Where’s the Brachah?

When a university student brought up in a secular family has an opportunity to spend some time in a yeshivah like Ohr Somayach he often asks questions. He wants to know, among other things, how it can be determined that the Torah was truly given by the Al-mighty and not by a man?

One of the numerous responses is the mitzvah of Shemittah. No human being would have the nerve to instruct an entire country to close up agricultural production for a year. The people would starve. Only a Ribbono shel Olam can say, “Keep Shemittah and don’t worry. Ve’tzivisi es birchosi — I, the One who is in control, will send My blessing and in the sixth year you will have enough food to last for you and your families and your animals for three years.”

If that is the case, then why are there so many advertisements asking us to support the farmers?

Why did the Gedolei Yisrael, starting with Harav Yehoshua Leib Diskin, the Ridvaz, the Chazon Ish and continuing on to the Gedolim of our time endorse so strongly the campaign to raise money for the farmers? Hakadosh Baruch Hu promised that he would take care of them. Don’t we trust Him to keep His word?

This question has been responded to in many ways. The Meiras Ainoyim (the Sma) on Choshen Mishpat (67:2) explains that the brachah promised by Hakadosh Baruch Hu is only granted when all the Jews are living in Eretz Yisrael and Shemittah is min haTorah. At this time, since many Rishonim believe that Shemittah is mid’Rabbanan, the special brachah of “Ve’tzivisi” does not apply.

Harav Binyomin Mendelson, zt”l, denotes from the words of the Sma that he doesn’t mean that we don’t have a brachah. He just means that the tripling of produce in the sixth year doesn’t necessarily happen. As many farmers expressed to me, “Everyone feels the brachah. Some feel it in their bank accounts and others feel it with their health or their children. We have the brachah but it still is difficult to pay for your expenses when you have no income.”

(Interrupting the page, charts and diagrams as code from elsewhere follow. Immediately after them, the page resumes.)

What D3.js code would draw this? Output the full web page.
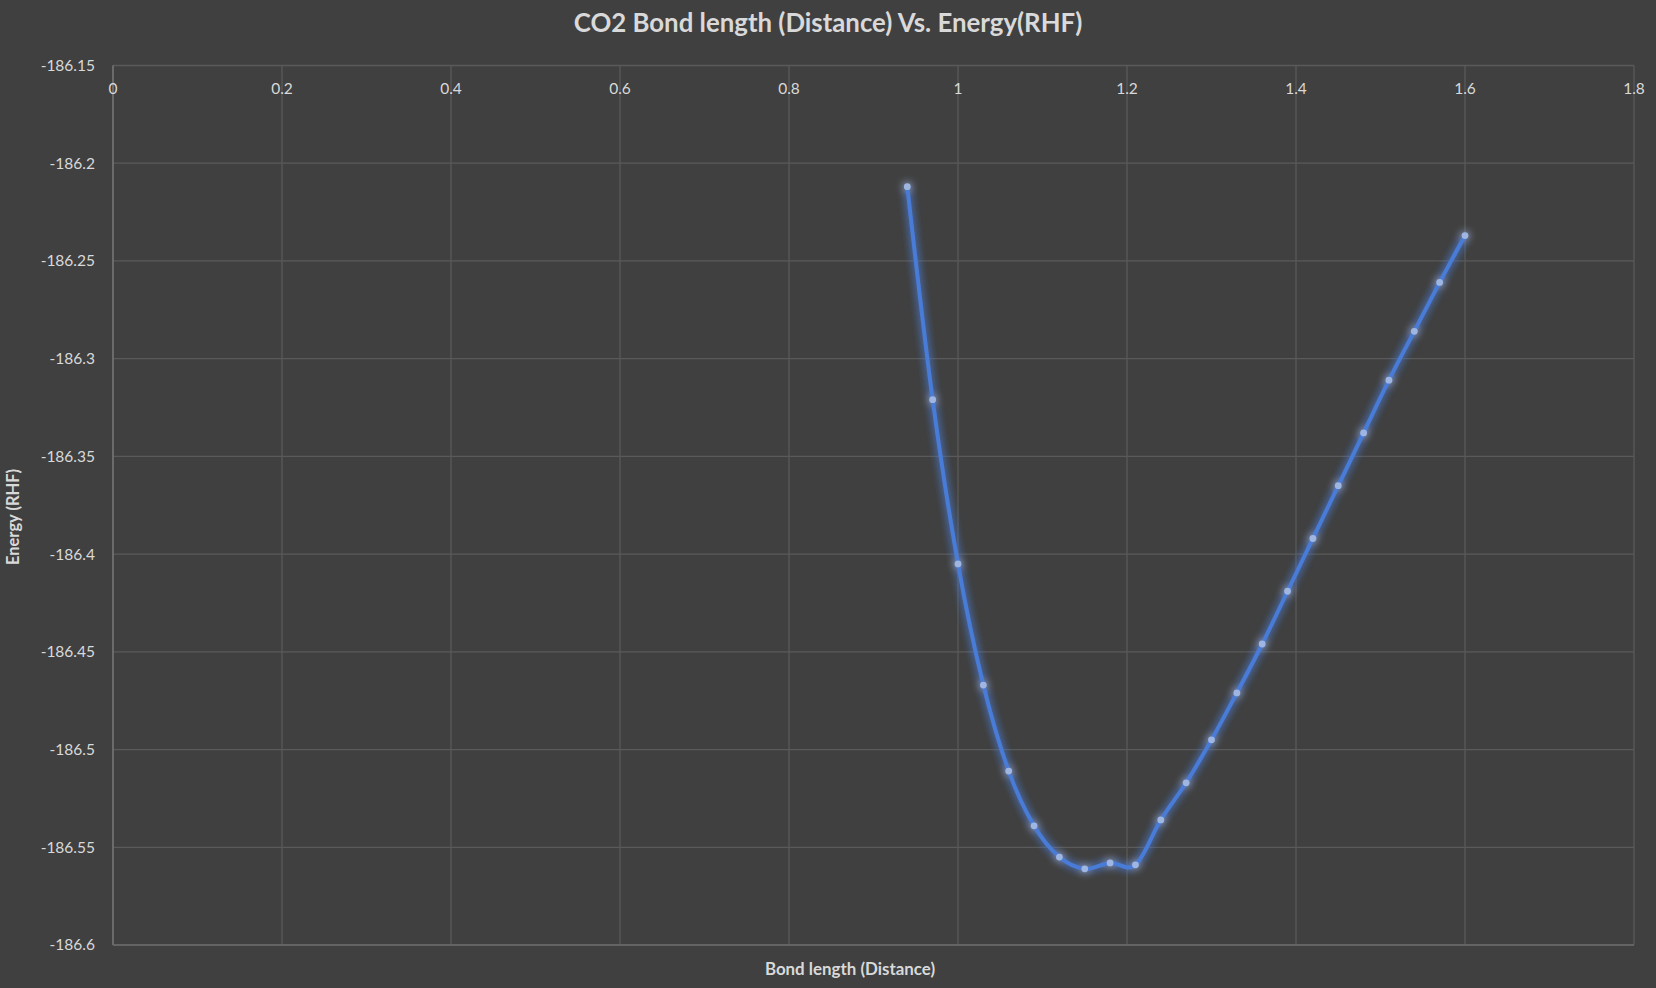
<!DOCTYPE html>
<html>
<head>
<meta charset="utf-8">
<script src="https://cdn.jsdelivr.net/npm/d3@7"></script>
<style>
    html, body { margin: 0; padding: 0; background: #404040; }
    svg text { font-family: Lato, "Open Sans", sans-serif; fill: #d9d9d9; }
</style>
</head>
<body>
<div id="chart"></div>
<script>
// Bond length (distance) vs RHF energy
const bondLength = [0.94, 0.97, 1.00, 1.03, 1.06, 1.09, 1.12, 1.15, 1.18, 1.21, 1.24, 1.27,
    1.30, 1.33, 1.36, 1.39, 1.42, 1.45, 1.48, 1.51, 1.54, 1.57, 1.60];
const energy = [-186.212, -186.321, -186.405, -186.467, -186.511, -186.539, -186.555, -186.561,
    -186.558, -186.559, -186.536, -186.517, -186.495, -186.471, -186.446, -186.419, -186.392,
    -186.365, -186.338, -186.311, -186.286, -186.261, -186.237];
const xTicks = [0, 0.2, 0.4, 0.6, 0.8, 1, 1.2, 1.4, 1.6, 1.8];
const yTicks = [-186.15, -186.2, -186.25, -186.3, -186.35, -186.4, -186.45, -186.5, -186.55, -186.6];

const WIDTH = 1656, HEIGHT = 988;
const margin = { top: 65.5, right: 22, bottom: 43, left: 113 };

const svg = d3.select("#chart").append("svg")
    .attr("width", WIDTH)
    .attr("height", HEIGHT);

svg.append("rect").attr("width", WIDTH).attr("height", HEIGHT).attr("fill", "#404040");

const defs = svg.append("defs");
const glow = defs.append("filter").attr("id", "glow")
    .attr("x", "-20%").attr("y", "-20%").attr("width", "140%").attr("height", "140%");
glow.append("feGaussianBlur").attr("in", "SourceGraphic").attr("stdDeviation", 4.5).attr("result", "blur");
glow.append("feComponentTransfer").attr("in", "blur").attr("result", "soft")
    .append("feFuncA").attr("type", "linear").attr("slope", 1.4);
const merge = glow.append("feMerge");
merge.append("feMergeNode").attr("in", "soft");
merge.append("feMergeNode").attr("in", "SourceGraphic");

const x = d3.scaleLinear().domain([0, 1.8]).range([margin.left, WIDTH - margin.right]);
const y = d3.scaleLinear().domain([-186.6, -186.15]).range([HEIGHT - margin.bottom, margin.top]);

// gridlines
svg.append("g").selectAll("line.h")
    .data(yTicks)
    .enter().append("line")
    .attr("x1", x(0)).attr("x2", x(1.8))
    .attr("y1", d => y(d)).attr("y2", d => y(d))
    .attr("stroke", "#5a5a5a").attr("stroke-width", 1.3);

svg.append("g").selectAll("line.v")
    .data(xTicks)
    .enter().append("line")
    .attr("x1", d => x(d)).attr("x2", d => x(d))
    .attr("y1", y(-186.15)).attr("y2", y(-186.6))
    .attr("stroke", "#5a5a5a").attr("stroke-width", 1.3);

// axis lines
svg.append("line")
    .attr("x1", x(0)).attr("x2", x(0)).attr("y1", y(-186.15)).attr("y2", y(-186.6))
    .attr("stroke", "#7a7a7a").attr("stroke-width", 1.3);
svg.append("line")
    .attr("x1", x(0)).attr("x2", x(1.8)).attr("y1", y(-186.6)).attr("y2", y(-186.6))
    .attr("stroke", "#6a6a6a").attr("stroke-width", 1.3);

// tick labels
svg.append("g").selectAll("text")
    .data(xTicks)
    .enter().append("text")
    .attr("x", d => x(d))
    .attr("y", y(-186.15) + 28)
    .attr("text-anchor", "middle")
    .attr("font-size", 15.5)
    .text(d => d3.format("~g")(d));

svg.append("g").selectAll("text")
    .data(yTicks)
    .enter().append("text")
    .attr("x", x(0) - 18)
    .attr("y", d => y(d))
    .attr("dy", "0.35em")
    .attr("text-anchor", "end")
    .attr("font-size", 15.5)
    .text(d => d);

// series
const line = d3.line()
    .x((d, i) => x(bondLength[i]))
    .y(d => y(d))
    .curve(d3.curveCatmullRom.alpha(0));

const series = svg.append("g").attr("filter", "url(#glow)");
series.append("path")
    .datum(energy)
    .attr("fill", "none")
    .attr("stroke", "#4a7bd6")
    .attr("stroke-width", 4)
    .attr("d", line);

series.selectAll("circle")
    .data(energy)
    .enter().append("circle")
    .attr("cx", (d, i) => x(bondLength[i]))
    .attr("cy", d => y(d))
    .attr("r", 3.4)
    .attr("fill", "#9fb6e3");

// titles
svg.append("text")
    .attr("x", WIDTH / 2)
    .attr("y", 32)
    .attr("text-anchor", "middle")
    .attr("font-size", 25.8)
    .attr("font-weight", "bold")
    .text("CO2 Bond length (Distance) Vs. Energy(RHF)");

svg.append("text")
    .attr("x", 850)
    .attr("y", 975)
    .attr("text-anchor", "middle")
    .attr("font-size", 16.9)
    .attr("font-weight", "bold")
    .text("Bond length (Distance)");

svg.append("text")
    .attr("transform", "translate(19,517) rotate(-90)")
    .attr("text-anchor", "middle")
    .attr("font-size", 16.5)
    .attr("font-weight", "bold")
    .text("Energy (RHF)");
</script>
</body>
</html>
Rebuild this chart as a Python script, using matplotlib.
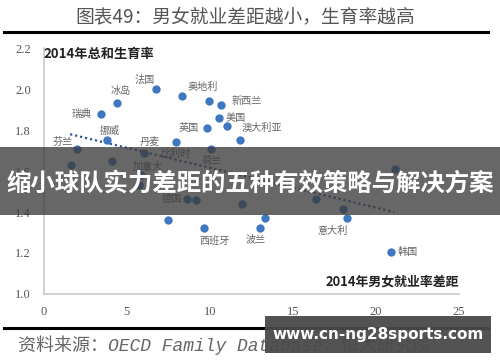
import numpy as np
import matplotlib
matplotlib.use("Agg")
import matplotlib.pyplot as plt
from matplotlib.patches import Rectangle

# data
countries = ["法国", "奥地利", "冰岛", "瑞典", "", "新西兰", "美国", "英国", "", "澳大利亚",
             "挪威", "芬兰", "比利时", "荷兰", "丹麦", "", "", "加拿大", "",
             "德国", "", "", "", "西班牙", "", "", "", "波兰", "意大利", "韩国"]
emp_gap = [6.75, 8.35, 4.45, 3.45, 9.95, 10.65, 10.55, 9.85, 11.05, 11.8,
           3.8, 2.0, 7.95, 10.05, 6.05, 1.65, 4.15, 5.85, 5.75,
           8.65, 9.2, 11.95, 7.5, 9.65, 21.15, 16.4, 18.0, 13.05, 18.25, 20.9]
fertility = [2.0, 1.965, 1.93, 1.88, 1.94, 1.92, 1.86, 1.81, 1.82, 1.75,
             1.75, 1.71, 1.74, 1.71, 1.69, 1.63, 1.65, 1.58, 1.53,
             1.465, 1.46, 1.44, 1.36, 1.32, 1.61, 1.465, 1.415, 1.32, 1.37, 1.205]
# extra visible dot next to Poland
extra_x = [13.35]
extra_y = [1.37]
trend_x = [1.6, 21.1]
trend_y = [1.78, 1.40]

x_ticks = [0, 5, 10, 15, 20, 25]
y_ticks = [1.0, 1.2, 1.4, 1.6, 1.8, 2.0, 2.2]

# label offsets in points
offsets = {
    "法国": (-8, 7), "奥地利": (15, 7), "冰岛": (2, 9), "瑞典": (-14, 0),
    "新西兰": (19, 3), "美国": (12, 0), "英国": (-13, 0), "澳大利亚": (16, 9),
    "挪威": (2, 7), "芬兰": (-10, 5), "比利时": (0, -8), "荷兰": (1, -9),
    "丹麦": (4, 8), "加拿大": (5, 6), "德国": (-11, 0), "西班牙": (8, -9),
    "波兰": (-3, -8), "意大利": (-10, -9), "韩国": (12, 0),
}

cjk = ["Noto Sans CJK SC", "DejaVu Sans"]
fig = plt.figure(figsize=(5, 3.62), dpi=100)
ax = fig.add_axes([0.087, 0.188, 0.831, 0.679])

blue = "#3f78c0"
ax.scatter(emp_gap, fertility, s=36, color=blue, zorder=3, linewidths=0)
ax.scatter(extra_x, extra_y, s=36, color=blue, zorder=3, linewidths=0)
ax.plot(trend_x, trend_y, color="#2f5597", linestyle=(0, (1, 1.3)), linewidth=1.6, zorder=2)

for name, x, y in zip(countries, emp_gap, fertility):
    if not name:
        continue
    dx, dy = offsets.get(name, (0, 8))
    ax.annotate(name, (x, y), xytext=(dx, dy), textcoords="offset points",
                ha="center", va="center", fontsize=7.3, color="#666666", family=cjk)

ax.set_xlim(0, 25)
ax.set_ylim(1.0, 2.2)
ax.set_xticks(x_ticks)
ax.set_yticks(y_ticks)
ax.set_xticklabels([str(v) for v in x_ticks], family="Liberation Serif", fontsize=9, color="#555555")
ax.set_yticklabels([f"{v:.1f}" for v in y_ticks], family="Liberation Serif", fontsize=9, color="#555555")
ax.tick_params(length=0, pad=9)
for s in ["top", "right"]:
    ax.spines[s].set_visible(False)
for s in ["left", "bottom"]:
    ax.spines[s].set_color("#c8c8c8")
    ax.spines[s].set_linewidth(1.2)

ax.text(0.0, 2.17, "2014年总和生育率", family=cjk, fontweight="bold", fontsize=9.5,
        color="#222222", va="center", ha="left")
ax.text(25, 1.06, "2014年男女就业率差距", family=cjk, fontweight="bold", fontsize=9.3,
        color="#222222", va="center", ha="right")

# title and rules
fig.text(0.49, 0.953, "图表49：男女就业差距越小，生育率越高", family=cjk, fontsize=13.5,
         color="#555555", ha="center", va="center")
fig.add_artist(plt.Line2D([0.008, 0.975], [0.912, 0.912], color="black", linewidth=2.2))
fig.add_artist(plt.Line2D([0.008, 0.975], [0.094, 0.094], color="black", linewidth=2.2))
fig.text(0.036, 0.047, "资料来源：OECD Family Database，恒大研究院",
         family=["Liberation Mono", "Noto Sans CJK SC"], style="italic", fontsize=13,
         color="#666666", ha="left", va="center")

# overlay banner
fig.add_artist(Rectangle((0, 0.406), 1, 0.188, transform=fig.transFigure,
                         facecolor="#3c3c3c", alpha=0.78, edgecolor="none", zorder=10))
fig.text(0.5, 0.494, "缩小球队实力差距的五种有效策略与解决方案", family=cjk, fontweight="bold",
         fontsize=17.6, color="white", ha="center", va="center", zorder=11)

# watermark box
fig.add_artist(Rectangle((0.53, 0.025), 0.452, 0.102, transform=fig.transFigure,
                         facecolor="#4a4a4a", alpha=0.95, edgecolor="none", zorder=10))
fig.text(0.756, 0.076, "www.cn-ng28sports.com", family="DejaVu Sans", fontweight="bold",
         fontsize=11, color="white", ha="center", va="center", zorder=11)

fig.savefig("out.png", dpi=100)
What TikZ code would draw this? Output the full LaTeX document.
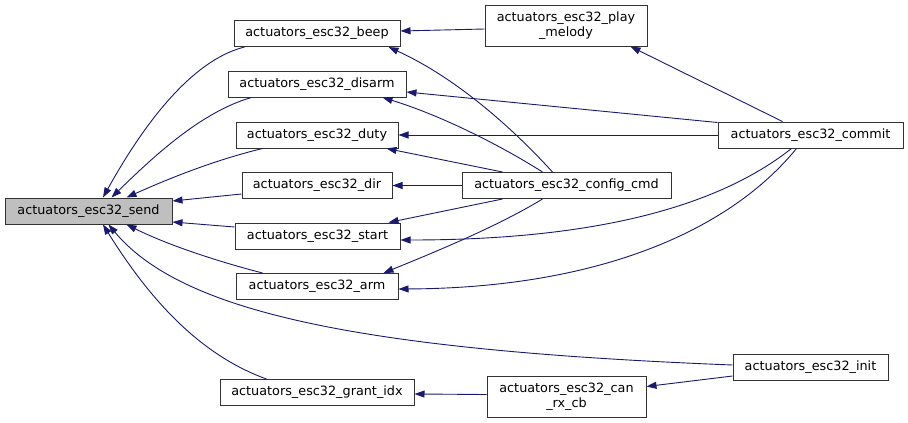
\documentclass[tikz,border=0pt]{standalone}
\usepackage{fontspec}
\setmainfont{DejaVu Sans}
\usetikzlibrary{arrows.meta,calc}
\definecolor{edgeblue}{HTML}{191970}
\begin{document}
\begin{tikzpicture}[x=1pt,y=-1pt,
  box/.style={draw=black!80, line width=1pt, rectangle, inner sep=0pt,
    minimum height=26pt, align=center, font=\fontsize{12.8}{15}\selectfont},
  edge/.style={draw=edgeblue, line width=0.9pt, -{Triangle[length=10pt,width=7pt]}}]
\useasboundingbox (0,0) rectangle (908,423);
% nodes
\node[box, fill=black!25, minimum width=167pt] (send) at (88.5,211) {actuators\_esc32\_send};
\node[box, minimum width=166pt] (beep) at (317,33.5) {actuators\_esc32\_beep};
\node[box, minimum width=178pt] (disarm) at (317,84) {actuators\_esc32\_disarm};
\node[box, minimum width=162pt] (duty) at (317,135) {actuators\_esc32\_duty};
\node[box, minimum width=150pt] (dir) at (317,185.5) {actuators\_esc32\_dir};
\node[box, minimum width=165pt] (start) at (317.5,236) {actuators\_esc32\_start};
\node[box, minimum width=162pt] (arm) at (317,286.5) {actuators\_esc32\_arm};
\node[box, minimum width=194pt] (grant) at (317,392.5) {actuators\_esc32\_grant\_idx};
\node[box, minimum width=162pt, minimum height=41pt] (play) at (566,25.5) {actuators\_esc32\_play\\\_melody};
\node[box, minimum width=209pt] (config) at (566.5,185.5) {actuators\_esc32\_config\_cmd};
\node[box, minimum width=159pt, minimum height=41pt] (can) at (566.5,396.5) {actuators\_esc32\_can\\\_rx\_cb};
\node[box, minimum width=185pt] (commit) at (810.5,135) {actuators\_esc32\_commit};
\node[box, minimum width=155pt] (init) at (810.5,367) {actuators\_esc32\_init};
% edges to send
\draw[edge] ($(beep.south west)+(11,0)$) .. controls (185,62) and (135,140) .. ($(send.north)+(14.5,0)$);
\draw[edge] ($(disarm.south west)+(24,0)$) .. controls (200,112) and (150,160) .. ($(send.north)+(23,0)$);
\draw[edge] ($(duty.south west)+(27,0)$) .. controls (215,160) and (170,178) .. ($(send.north)+(38,0)$);
\draw[edge] ($(dir.west)+(0,8.5)$) -- ($(send.east)+(0,-10)$);
\draw[edge] ($(start.west)+(0,-9)$) -- ($(send.east)+(0,11)$);
\draw[edge] ($(arm.north west)+(27,0)$) .. controls (220,262) and (170,246) .. ($(send.south)+(38,0)$);
\draw[edge] ($(grant.north west)+(47,0)$) .. controls (200,355) and (150,300) .. ($(send.south)+(14.5,0)$);
\draw[edge] ($(init.west)+(0,-2)$) .. controls (350,350) and (180,310) .. ($(send.south)+(20,0)$);
% other edges
\draw[edge] ($(play.west)+(0,3.5)$) -- ($(beep.east)+(0,-2.5)$);
\draw[edge] ($(commit.north west)+(65,0)$) -- ($(play.south east)+(-17,0)$);
\draw[edge] ($(commit.north west)+(0,1)$) -- ($(disarm.east)+(0,8)$);
\draw[edge] (commit.west) -- (duty.east);
\draw[edge] ($(config.north west)+(91,0)$) .. controls (505,120) and (450,75) .. ($(beep.south east)+(-12,0)$);
\draw[edge] ($(config.north west)+(81,0)$) .. controls (500,145) and (440,115) .. ($(disarm.south east)+(-24,0)$);
\draw[edge] ($(config.north west)+(41,0)$) -- ($(duty.south east)+(-12,0)$);
\draw[edge] (config.west) -- (dir.east);
\draw[edge] ($(config.south west)+(41,0)$) -- ($(start.north east)+(-12,0)$);
\draw[edge] ($(config.south west)+(81,0)$) .. controls (500,225) and (440,250) .. ($(arm.north east)+(-15,0)$);
\draw[edge] ($(commit.south west)+(74,0)$) .. controls (720,205) and (600,240) .. ($(start.east)+(0,4)$);
\draw[edge] ($(commit.south west)+(79,0)$) .. controls (730,230) and (600,288) .. ($(arm.east)+(0,2.5)$);
\draw[edge] ($(can.west)+(0,-2)$) -- ($(grant.east)+(0,1.5)$);
\draw[edge] ($(init.west)+(0,9)$) -- ($(can.east)+(0,-10)$);
\end{tikzpicture}
\end{document}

The Chazon Ish (Shviis 18:4) disagrees with the Sma. He feels that the brachah of Ve’tzivisi applies even b’zman hazeh. He explains that the brachah of Ve’tzivisi itself is a general brachah for the country. It promises that we will have the abundance necessary to be able to exist. If we leave it to nature, a country not producing will starve. Hashem guarantees us that He will find ways to ensure our continued economic existence. How each farmer fares, though, is determined by his individual situation.

Our experience shows us that on the one hand there is a farmer by the name of Boruch Horan of Rosh Pina who reports that despite the fact that it didn’t rain much during the rainy season this year, his crops grew double in size. He harvested the crop just in time, just before the heavy rain that fell after Pesach which would have destroyed the crop had he left it in the field. Because of the weather conditions there was a scarcity of grain and the price was higher than usual. He ended up receiving triple what he got last year.

On the other hand, there are many farmers entering Shemittah with great trepidation because this year did not provide them with bountiful harvests. Eretz Yisrael on the whole, though, will be able to support itself. That is the brachah.

There is a third possibility that I’d like to suggest. Actually it could fit in to both the Sma’s and the Chazon Ish’s explanation.

The Gemara reports on a conversation between Turnusrufus and Rabi Akiva (Baba Basra 10a). Turnusrufus asks Rabbi Akiva, “If your G-d loves poor people, why doesn’t He support them?” Rabbi Akiva answered, “To give us the opportunity to help poor people to use as a zechus so that we may live.”

I wonder whether Hakadosh Baruch Hu sent the brachah to us so that we can support the farmers in order to give us the zechus to be mekayem this very precious mitzvah of Shemittah?